携帯電話、もといスマホを替えた。変えた?代えた?頭が悪くてどの漢字が正しいのか分からない。
とにかく、新しいスマホは文字通り新しくて、今まで使っていたものよりも画面は大きく、充電の持ちも良く、容量も多く、つまりとても快適だ。
持ち替えた当初は、イヤホンジャックもないし、ボタンの配置も違うし、「なんだこれは!」と文句を言っていたが、結局すぐに慣れた。

そして、以前使っていたスマホは殆ど使わなくなってしまった。新しいのを買う前は、「でもこの携帯にも愛着があるから、新しいのと併用しよう」などと考えていたが、いざ新品を手にしてみるとその気持ちはどこかに言ってしまったようだ。

そもそも、電波を受け取れない、ようはただのiPod touchになったスマホで何をするつもりだったのだろう。「で、でも愛着が…」とか言っていたが、愛着があっても電波がなくては仕方がない。大体スマホを見ている時間の殆どはインターネットを使用しているというのに。

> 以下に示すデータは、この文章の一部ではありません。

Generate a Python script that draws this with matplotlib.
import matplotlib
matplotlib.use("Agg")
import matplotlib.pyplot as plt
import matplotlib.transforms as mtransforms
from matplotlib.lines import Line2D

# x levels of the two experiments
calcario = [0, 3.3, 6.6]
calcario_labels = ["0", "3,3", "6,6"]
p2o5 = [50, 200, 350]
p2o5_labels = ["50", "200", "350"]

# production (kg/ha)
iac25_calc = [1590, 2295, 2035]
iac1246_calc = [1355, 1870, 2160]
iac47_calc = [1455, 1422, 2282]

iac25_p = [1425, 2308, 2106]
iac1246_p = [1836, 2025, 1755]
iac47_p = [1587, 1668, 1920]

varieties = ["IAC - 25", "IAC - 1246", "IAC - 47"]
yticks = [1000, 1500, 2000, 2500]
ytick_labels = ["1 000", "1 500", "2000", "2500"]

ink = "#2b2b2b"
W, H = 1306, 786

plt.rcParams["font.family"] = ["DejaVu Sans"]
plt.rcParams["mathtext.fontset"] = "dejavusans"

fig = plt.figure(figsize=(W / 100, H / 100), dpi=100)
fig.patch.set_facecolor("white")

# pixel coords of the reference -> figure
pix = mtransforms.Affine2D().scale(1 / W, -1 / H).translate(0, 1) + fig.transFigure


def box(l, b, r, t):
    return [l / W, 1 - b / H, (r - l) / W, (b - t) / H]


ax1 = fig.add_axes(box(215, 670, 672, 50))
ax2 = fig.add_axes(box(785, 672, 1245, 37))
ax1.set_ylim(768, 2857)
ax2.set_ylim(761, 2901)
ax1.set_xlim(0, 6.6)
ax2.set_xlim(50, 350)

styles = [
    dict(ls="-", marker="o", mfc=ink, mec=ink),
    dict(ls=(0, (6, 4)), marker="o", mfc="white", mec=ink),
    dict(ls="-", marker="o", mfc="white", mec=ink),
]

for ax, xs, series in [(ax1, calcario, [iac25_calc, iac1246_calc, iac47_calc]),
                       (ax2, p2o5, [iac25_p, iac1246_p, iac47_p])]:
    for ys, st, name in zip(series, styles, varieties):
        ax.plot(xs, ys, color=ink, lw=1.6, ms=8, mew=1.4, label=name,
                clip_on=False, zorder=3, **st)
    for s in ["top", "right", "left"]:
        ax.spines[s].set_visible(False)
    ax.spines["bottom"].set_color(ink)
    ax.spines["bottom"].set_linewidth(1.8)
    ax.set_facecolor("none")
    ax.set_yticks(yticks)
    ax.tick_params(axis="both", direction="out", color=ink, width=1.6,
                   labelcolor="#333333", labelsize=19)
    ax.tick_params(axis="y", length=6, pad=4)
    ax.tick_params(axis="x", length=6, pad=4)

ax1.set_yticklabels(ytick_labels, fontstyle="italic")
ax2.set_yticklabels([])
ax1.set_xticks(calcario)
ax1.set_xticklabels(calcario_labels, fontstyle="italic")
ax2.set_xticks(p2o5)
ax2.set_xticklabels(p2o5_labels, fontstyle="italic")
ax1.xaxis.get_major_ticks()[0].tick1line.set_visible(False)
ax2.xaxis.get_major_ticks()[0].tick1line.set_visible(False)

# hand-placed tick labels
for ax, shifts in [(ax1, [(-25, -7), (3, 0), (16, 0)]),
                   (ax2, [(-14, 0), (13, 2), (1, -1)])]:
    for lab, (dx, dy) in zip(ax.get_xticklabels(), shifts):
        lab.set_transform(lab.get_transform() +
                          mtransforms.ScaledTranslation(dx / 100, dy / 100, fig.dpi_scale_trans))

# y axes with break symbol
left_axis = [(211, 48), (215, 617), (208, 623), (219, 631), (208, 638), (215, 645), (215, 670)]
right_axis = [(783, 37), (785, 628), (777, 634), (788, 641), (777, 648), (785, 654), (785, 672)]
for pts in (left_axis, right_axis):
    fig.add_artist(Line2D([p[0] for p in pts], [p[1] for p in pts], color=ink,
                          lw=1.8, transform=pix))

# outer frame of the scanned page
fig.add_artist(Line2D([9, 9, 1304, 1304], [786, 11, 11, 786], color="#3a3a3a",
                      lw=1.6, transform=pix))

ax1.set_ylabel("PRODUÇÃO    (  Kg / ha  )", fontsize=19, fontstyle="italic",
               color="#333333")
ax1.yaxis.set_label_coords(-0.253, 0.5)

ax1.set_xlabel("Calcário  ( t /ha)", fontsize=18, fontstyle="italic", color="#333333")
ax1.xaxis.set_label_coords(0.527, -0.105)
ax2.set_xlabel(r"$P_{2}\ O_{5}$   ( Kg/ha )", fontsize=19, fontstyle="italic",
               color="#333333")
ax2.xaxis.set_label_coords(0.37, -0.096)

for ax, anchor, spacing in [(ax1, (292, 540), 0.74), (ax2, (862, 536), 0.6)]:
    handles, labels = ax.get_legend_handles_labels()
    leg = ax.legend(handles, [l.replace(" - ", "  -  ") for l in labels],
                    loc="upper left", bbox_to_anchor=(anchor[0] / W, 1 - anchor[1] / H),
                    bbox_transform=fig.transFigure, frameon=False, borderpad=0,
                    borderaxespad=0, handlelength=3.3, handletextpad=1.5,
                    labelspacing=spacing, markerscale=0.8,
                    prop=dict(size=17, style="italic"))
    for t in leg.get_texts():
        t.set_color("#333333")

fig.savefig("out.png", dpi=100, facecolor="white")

「じゃあ何か、データとか写真とか、そう言うものを見るために使えばいいじゃん」とも思ったが、どう考えても新しいスマホの方が画面が大きいから見やすいし、入れられるデータも多いし、つまり優れていて、古いスマホを使う理由がどこにもないのだ。
唯一良い点として「イヤホンジャックがある」というのが挙げられるが、それもインターネットを使って音楽を聞いている身としてはあまり意味をなしてくれない。

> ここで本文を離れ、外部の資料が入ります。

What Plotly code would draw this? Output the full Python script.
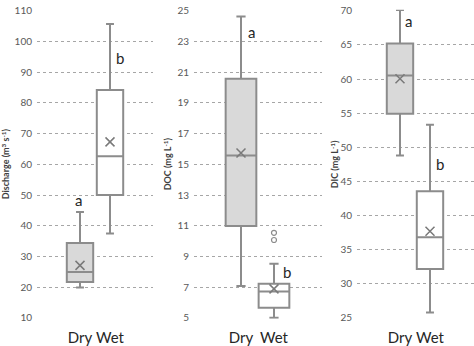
import plotly.graph_objects as go

categories = ["Dry", "Wet"]

# Discharge (m3 s-1)
q_lower = [19.9, 37.5]
q_q1 = [21.7, 50.0]
q_median = [24.9, 62.6]
q_q3 = [34.4, 84.2]
q_upper = [44.5, 105.7]
q_mean = [27.1, 67.3]

# DOC (mg L-1)
doc_lower = [7.08, 5.0]
doc_q1 = [10.98, 5.66]
doc_median = [15.57, 6.72]
doc_q3 = [20.58, 7.22]
doc_upper = [24.63, 8.53]
doc_mean = [15.74, 6.89]
doc_outliers_wet = [10.07, 10.54]

# DIC (mg L-1)
dic_lower = [48.8, 25.8]
dic_q1 = [54.9, 32.15]
dic_median = [60.5, 36.8]
dic_q3 = [65.2, 43.55]
dic_upper = [70.1, 53.3]
dic_mean = [60.05, 37.7]

# y tick labels
q_ticks = [10, 20, 30, 40, 50, 60, 70, 80, 90, 100, 110]
doc_ticks = [5, 7, 9, 11, 13, 15, 17, 19, 21, 23, 25]
dic_ticks = [25, 30, 35, 40, 45, 50, 55, 60, 65, 70]

letters = ["a", "b"]
q_letter_y = [48.4, 94.6]
doc_letter_y = [23.6, 8.0]
dic_letter_y = [68.5, 47.6]

fills = ["#d9d9d9", "#ffffff"]
LINE = "#8c8c8c"
FONT = "Lato"

W, H = 474, 346
fig = go.Figure()

panels = [
    dict(lower=q_lower, q1=q_q1, med=q_median, q3=q_q3, up=q_upper, mean=q_mean,
         xa="x", ya="y", bw=0.88, letter_y=q_letter_y, lx=[-0.05, 0.33]),
    dict(lower=doc_lower, q1=doc_q1, med=doc_median, q3=doc_q3, up=doc_upper, mean=doc_mean,
         xa="x2", ya="y2", bw=0.93, letter_y=doc_letter_y, lx=[0.33, 0.4]),
    dict(lower=dic_lower, q1=dic_q1, med=dic_median, q3=dic_q3, up=dic_upper, mean=dic_mean,
         xa="x3", ya="y3", bw=0.88, letter_y=dic_letter_y, lx=[0.3, 0.33]),
]

for p in panels:
    for i, c in enumerate(categories):
        fig.add_trace(go.Box(
            x=[c], q1=[p["q1"][i]], median=[p["med"][i]], q3=[p["q3"][i]],
            lowerfence=[p["lower"][i]], upperfence=[p["up"][i]],
            fillcolor=fills[i], line=dict(color=LINE, width=2),
            width=p["bw"], whiskerwidth=0.3, boxpoints=False,
            xaxis=p["xa"], yaxis=p["ya"], showlegend=False, hoverinfo="skip"))
    fig.add_trace(go.Scatter(
        x=categories, y=p["mean"], mode="markers",
        marker=dict(symbol="x-thin", size=9, color="#7a7a7a", line=dict(color="#7a7a7a", width=1.5)),
        xaxis=p["xa"], yaxis=p["ya"], showlegend=False, hoverinfo="skip"))
    for i, c in enumerate(categories):
        fig.add_annotation(x=i + p["lx"][i], y=p["letter_y"][i], xref=p["xa"], yref=p["ya"],
                           text=letters[i], showarrow=False,
                           font=dict(family=FONT, size=15, color="#262626"))

fig.add_trace(go.Scatter(
    x=["Wet"] * len(doc_outliers_wet), y=doc_outliers_wet, mode="markers",
    marker=dict(symbol="circle-open", size=5, color="#8c8c8c", line=dict(color="#8c8c8c", width=1.2)),
    xaxis="x2", yaxis="y2", showlegend=False, hoverinfo="skip"))

ydom = [(H - 325) / H, (H - 4) / H]
xdoms = [[37 / W, 153 / W], [194 / W, 322 / W], [357 / W, 474 / W]]
xranges = [[-1.433, 2.433], [-1.424, 2.455], [-1.433, 2.467]]
yranges = [[10, 110], [5, 25], [25, 70]]
yticks = [q_ticks, doc_ticks, dic_ticks]

ax_common = dict(showline=False, zeroline=False)
for k in range(3):
    sfx = "" if k == 0 else str(k + 1)
    lo, hi = yranges[k]
    eps = (hi - lo) * 0.003
    fig.update_layout(**{
        "xaxis" + sfx: dict(domain=xdoms[k], range=xranges[k], type="category",
                            categoryorder="array", categoryarray=categories,
                            showgrid=False, ticks="", anchor="y" + sfx, ticklabelstandoff=8,
                            tickfont=dict(family=FONT, size=15, color="#262626"),
                            **ax_common),
        "yaxis" + sfx: dict(domain=ydom, range=[lo - eps, hi + eps], tickmode="array",
                            tickvals=yticks[k], ticktext=[str(v) for v in yticks[k]],
                            showgrid=True, gridcolor="#a6a6a6", gridwidth=1, griddash="3px,3px",
                            anchor="x" + sfx, ticks="", ticklabelstandoff=4,
                            ticklabeloverflow="allow",
                            tickfont=dict(family=FONT, size=10, color="#595959"),
                            **ax_common),
    })

titles = ["<b>Discharge (m<sup>3</sup> s<sup>-1</sup>)</b>", "<b>DOC (mg L<sup>-1</sup>)</b>",
          "<b>DIC (mg L<sup>-1</sup>)</b>"]
title_x = [6, 168, 335]
for t, xx in zip(titles, title_x):
    fig.add_annotation(x=xx / W, y=sum(ydom) / 2, xref="paper", yref="paper", text=t,
                       textangle=-90, showarrow=False, xanchor="center", yanchor="middle",
                       font=dict(family=FONT, size=9, color="#404040"))

fig.update_layout(width=W, height=H, margin=dict(l=0, r=0, t=0, b=0),
                  plot_bgcolor="white", paper_bgcolor="white", boxmode="overlay")

fig.write_html("out.html")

ふと、思い出した。新しいスマホを買う時に「下取りオプション」というのがあった。今まで使っていたスマホを下取りに出す事で新しいモノを安く買えるというものだ。
僕は「せっかく何年も使ってきたのになんで下取りになんか出さなきゃならないんだ」と思っていて、オプションを使う事を全く検討していなかったが、合点がいった。なるほど、たしかに古いスマホは使わない。使いようがない。
まあどちらにせよかなり古いモデルだったので、大した金額(ほんとにびっくりするくらい安かった)にはならなかったのだけれど。

だから、僕が未だに古いスマホを持っているのは「愛着」以外の何物でもない。人間の細胞は入れ替わってしまうが、このスマホにはきっとあの駅前の居酒屋の匂いや、海鮮居酒屋の網焼きの臭いや、アルバイト先のタバコの臭い、ん、全部居酒屋だが、とにかくそういったものが染み付いているような気が、したりするのだ。
そんな事を言いながら、今日古いスマホを取り出した時に、いつの間にか新しい方のクセで何もないところにボタンを探していた。

付喪神がつくまではあと96年。ごめんなさいと謝りながら今日も新しい方のスマホでこのnoteを書いている。